Claims Under § 10(b) of the Exchange Act
The court observed that the plaintiffs' claims under § 10(b) of the Exchange Act were not time-barred due to the absence of an explicit statute of limitations for these claims. Instead, the court ruled that it must look to state law to determine the appropriate limitations period, which was found in the Pennsylvania Securities Act. The court confirmed that the equitable tolling doctrine would apply, allowing the plaintiffs to proceed with their claims if filed within one year after they discovered the alleged fraud. Since the plaintiffs claimed that the defendants concealed their fraudulent conduct, the court ruled that the question of when the plaintiffs should have discovered the fraud was an issue of fact not suitable for dismissal at this stage. Consequently, the court decided to allow the plaintiffs' § 10(b) claims to proceed, emphasizing the need for further discovery to ascertain the details surrounding the transactions.

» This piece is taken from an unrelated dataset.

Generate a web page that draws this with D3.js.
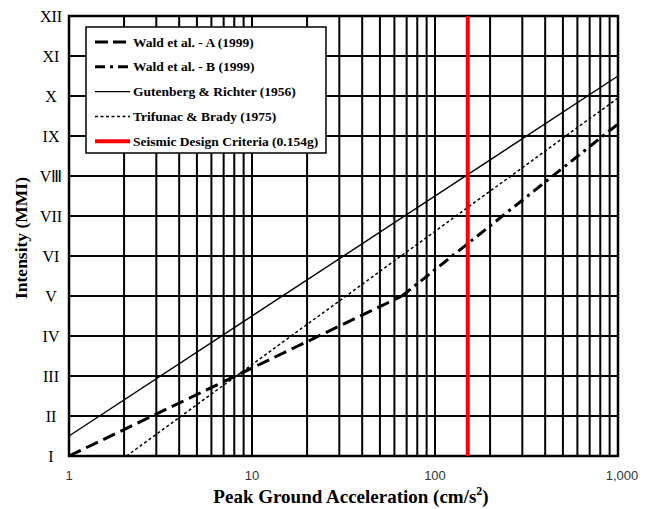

Equitable Tolling and Ongoing Transactions
The court briefly addressed the plaintiffs' argument that certain transactions occurring within the three-year limitations period constituted new sales of securities, which could impact the timeliness of their claims. The plaintiffs contended that the assignment of maintenance contracts changed the nature of their investments significantly enough to qualify as new sales under § 10(b). The court acknowledged that if these assignments were deemed significant changes in the nature of the investment, they could potentially reset the limitations period. It referenced the case of Ingenito v. Bermec Corporation to illustrate that modifications in contractual agreements might establish new investment opportunities. The court concluded that it could not definitively say at this stage that the plaintiffs had no viable claims based on these later transactions and thus would allow the matter to be explored further during discovery.
RICO Claims and Standing
The court examined the defendants' argument regarding the plaintiffs' standing to bring RICO claims, ultimately ruling that the plaintiffs did have standing under the revised interpretation of RICO established by the U.S. Supreme Court in Sedima. The court noted that the Supreme Court's decision clarified that a "racketeering injury" is not a prerequisite to bringing RICO actions, which contradicted the defendants' assertions. Consequently, the court rejected the defendants' claim that the plaintiffs lacked the necessary injury related to the pattern of racketeering activity. Furthermore, the court discussed the statute of limitations for RICO claims, indicating that the same equitable tolling principles applied as those discussed for the § 10(b) claims. As a result, the court concluded that the plaintiffs' RICO claims were also not barred by the statute of limitations and could proceed.